Basically, when we are shipping chips in 2023 to our Tier 1, just to understand the timetable. Let's assume that we are shipping chips in Q2 2023 to the Tier 1. They're shipping a full radar model to the car manufacturer just by the end of 2023. That's gonna be on a car only on 2024. I think right now the supply chain issue for us is not really not gonna affect the actual results in 2023, 2024 because the chips that we are shipping now is for cars that gonna be sold to the customer by the end of 2024, which is part of it is practically year model 2025.

In China, maybe a bit earlier, but it's not on the timetable that this shortage is influencing the total amount of cars. Also, we remember that imaging radar and any other new technology are getting into the high-end cars, and those are cars that from the OEM perspective are the most profitable. They are focusing their supply chain and their inventory on delivering those cars instead of cars that their gross margins are lower. I think overall the supply chain is an issue.

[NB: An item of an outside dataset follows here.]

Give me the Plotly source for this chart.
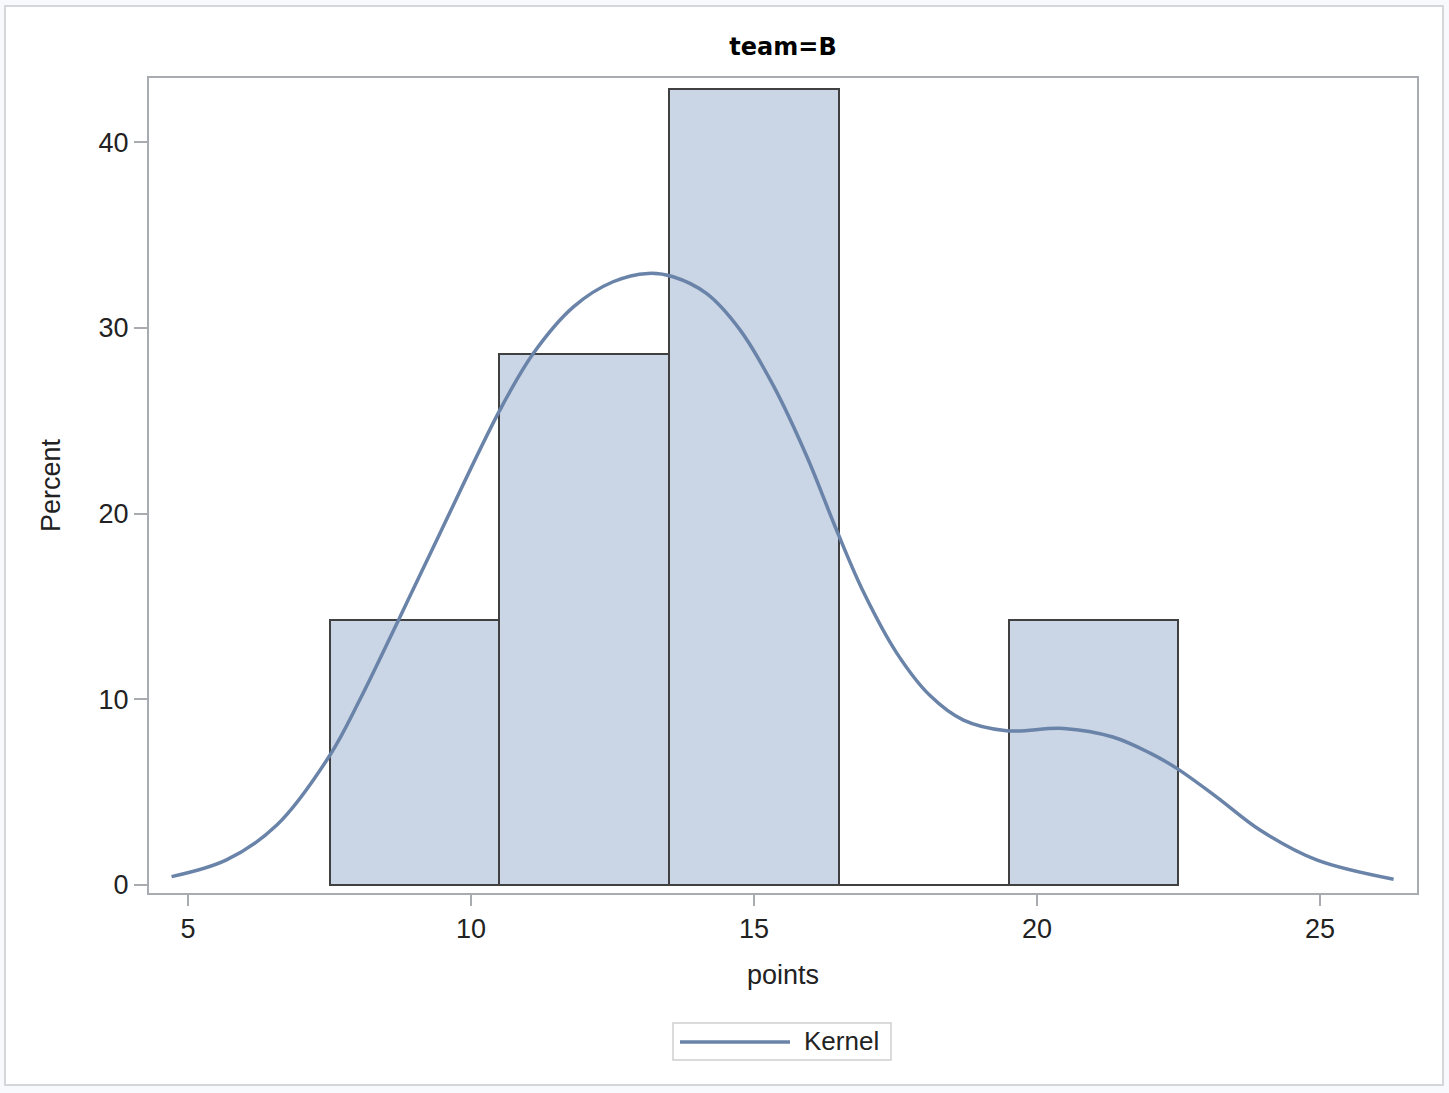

I don't see it affecting our results in the next few years.

Jaime Perez
Senior Equity Research Analyst, R.F. Lafferty

All right. Based on the business model and the production ramp-up of you're basically gonna miss the next couple quarters of the supply chain issues. Pretty much when all this issue is history, you'll be in full production. You pretty much, you know, it's a good timing on that end. Second question. Have you looked at any non-automotive applications?

Kobi Marenko
Co-Founder and CEO, Arbe Robotics

Sure. There is, I would say, near-automotive and non-automotive at all. Delivery robots, for example, are, I would say, near-automotive. It's not really clear yet today if those robots need a full automotive-grade component. We are actively in this market. Same as the other applications like shuttle. We are also in some projects of non-automotive at all, even smart cities, mining, and heavy machinery and agriculture. In all of those markets, there is potential. We have a partnership for this market with a large Swedish company called Sensrad, and they are basically supporting the customers in those low-volume, high-margin markets.

Jaime Perez
Senior Equity Research Analyst, R.F. Lafferty

All right. Due to your lower competitive costs, these, it's probably very profitable at Arbe Robotics radar into some projects like robotics or drones as opposed to the other technologies. $2,000.

Kobi Marenko
Co-Founder and CEO, Arbe Robotics

Yeah, when we started, our vision was to enable also robotics and drones, and we're still with this mission. We believe that those verticals are valuable for us. Of course, automotive is our main market because of the volume and because of the value that our technology brings to automotive.

Jaime Perez
Senior Equity Research Analyst, R.F. Lafferty

All right. That sounds great. All right, all right. Thank you for taking my questions. Have a great day.

Kobi Marenko
Co-Founder and CEO, Arbe Robotics

Thanks.

Operator

This concludes our question and answer session. I would like to turn the conference back over to Kobi Marenko, CEO, for any closing remarks.

Kobi Marenko
Co-Founder and CEO, Arbe Robotics

Thank you everyone for joining us today. We look forward to seeing you in our next conference call. Have a great day. Thank you.

Operator

The conference has now concluded. Thank you for attending.